WHAT TO PRODUCE:
Starting at the first line of the listing below, repeat each line up to and including the one containing "import matplotlib.pyplot as plt". Leave out pictures.

DATA PROVIDED:
+ + + + + + +

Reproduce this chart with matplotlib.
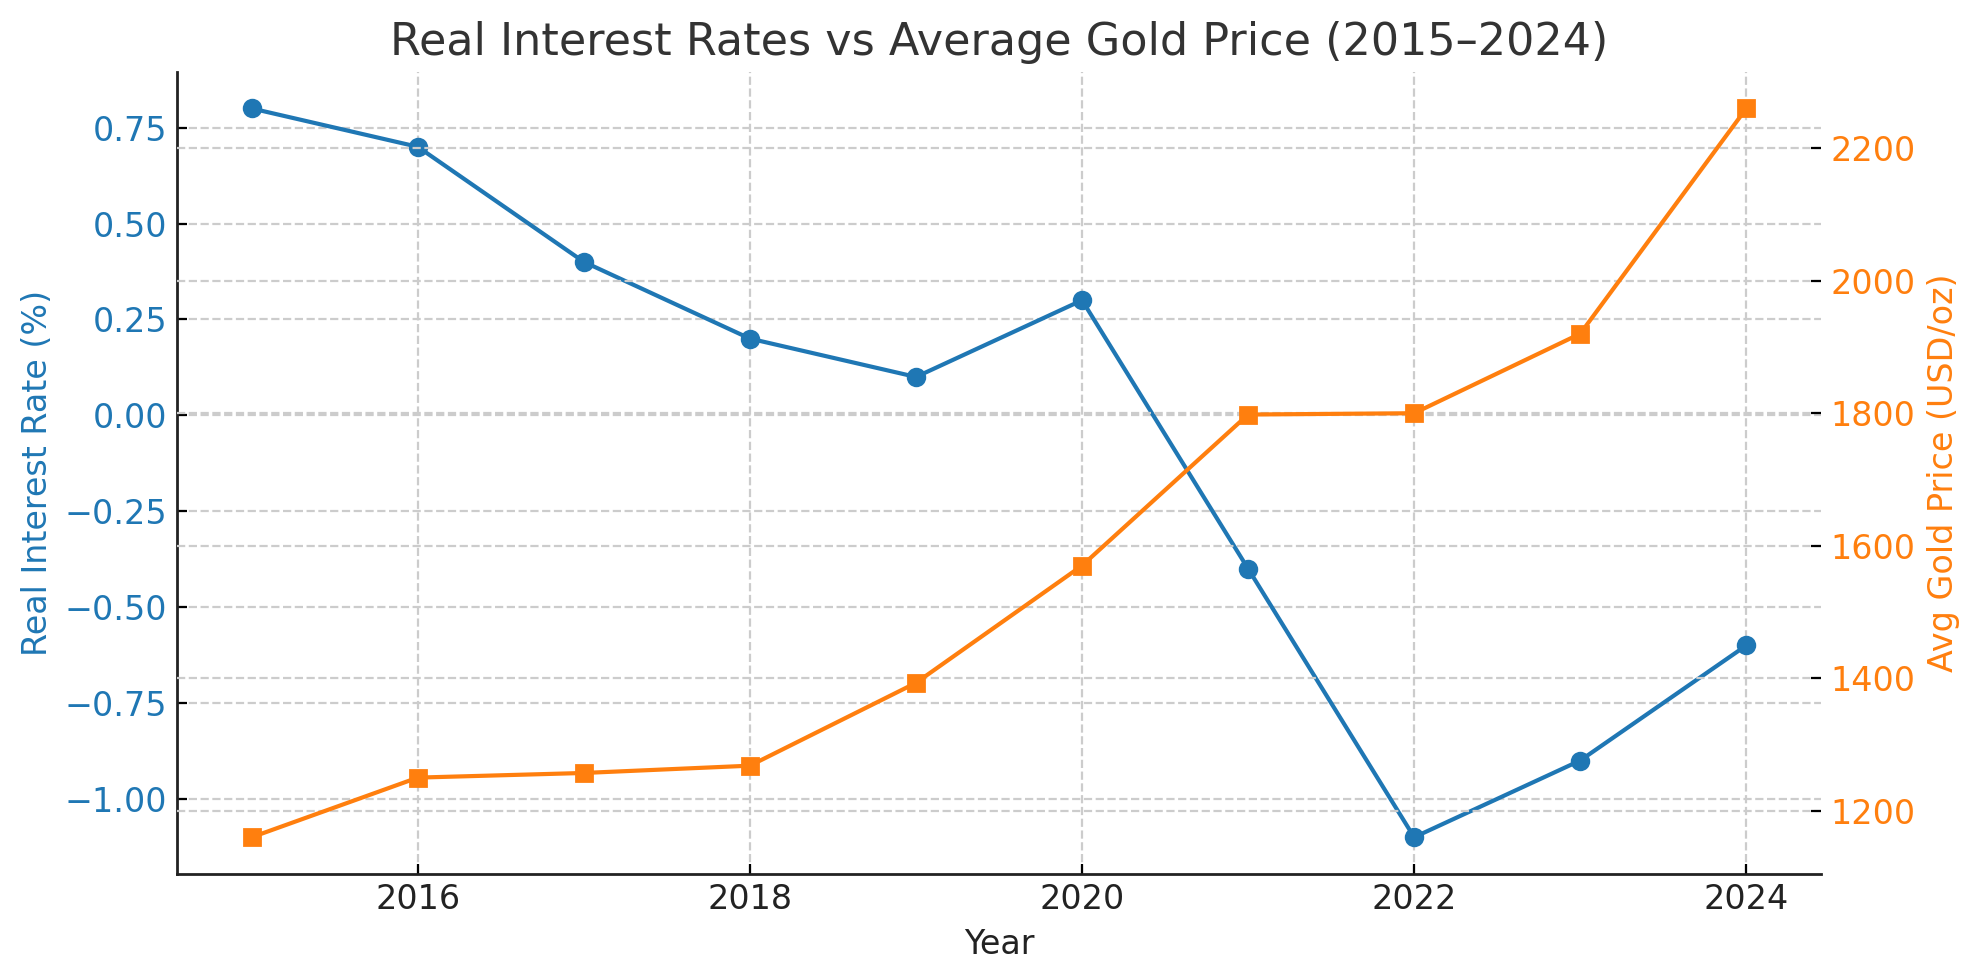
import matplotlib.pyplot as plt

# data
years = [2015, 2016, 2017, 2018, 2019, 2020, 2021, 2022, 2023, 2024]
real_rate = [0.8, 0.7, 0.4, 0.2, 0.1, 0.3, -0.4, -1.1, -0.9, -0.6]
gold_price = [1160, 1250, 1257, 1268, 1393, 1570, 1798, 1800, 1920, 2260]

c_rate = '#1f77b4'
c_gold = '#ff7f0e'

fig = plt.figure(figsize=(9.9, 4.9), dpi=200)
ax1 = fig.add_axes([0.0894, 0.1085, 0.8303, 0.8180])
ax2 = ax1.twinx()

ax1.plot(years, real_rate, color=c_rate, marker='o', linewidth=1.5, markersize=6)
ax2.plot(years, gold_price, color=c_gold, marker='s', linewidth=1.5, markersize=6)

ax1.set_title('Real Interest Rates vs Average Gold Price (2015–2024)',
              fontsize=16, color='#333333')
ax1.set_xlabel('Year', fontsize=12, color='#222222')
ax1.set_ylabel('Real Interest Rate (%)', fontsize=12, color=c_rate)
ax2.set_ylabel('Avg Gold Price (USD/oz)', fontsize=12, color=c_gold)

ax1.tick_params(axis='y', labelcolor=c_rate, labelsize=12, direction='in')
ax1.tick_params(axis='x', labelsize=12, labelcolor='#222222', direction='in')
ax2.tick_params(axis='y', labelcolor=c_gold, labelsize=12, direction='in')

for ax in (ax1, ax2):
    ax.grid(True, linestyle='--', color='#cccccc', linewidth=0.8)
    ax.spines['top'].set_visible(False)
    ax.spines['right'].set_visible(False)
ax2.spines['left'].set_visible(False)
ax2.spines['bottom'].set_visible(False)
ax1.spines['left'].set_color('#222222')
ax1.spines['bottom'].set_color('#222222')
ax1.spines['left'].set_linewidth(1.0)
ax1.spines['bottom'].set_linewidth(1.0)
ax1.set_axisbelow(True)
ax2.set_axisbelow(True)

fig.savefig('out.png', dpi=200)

+ + + + + + +

COMPLETE ANSWER:
Reproduce this chart with matplotlib.
import matplotlib.pyplot as plt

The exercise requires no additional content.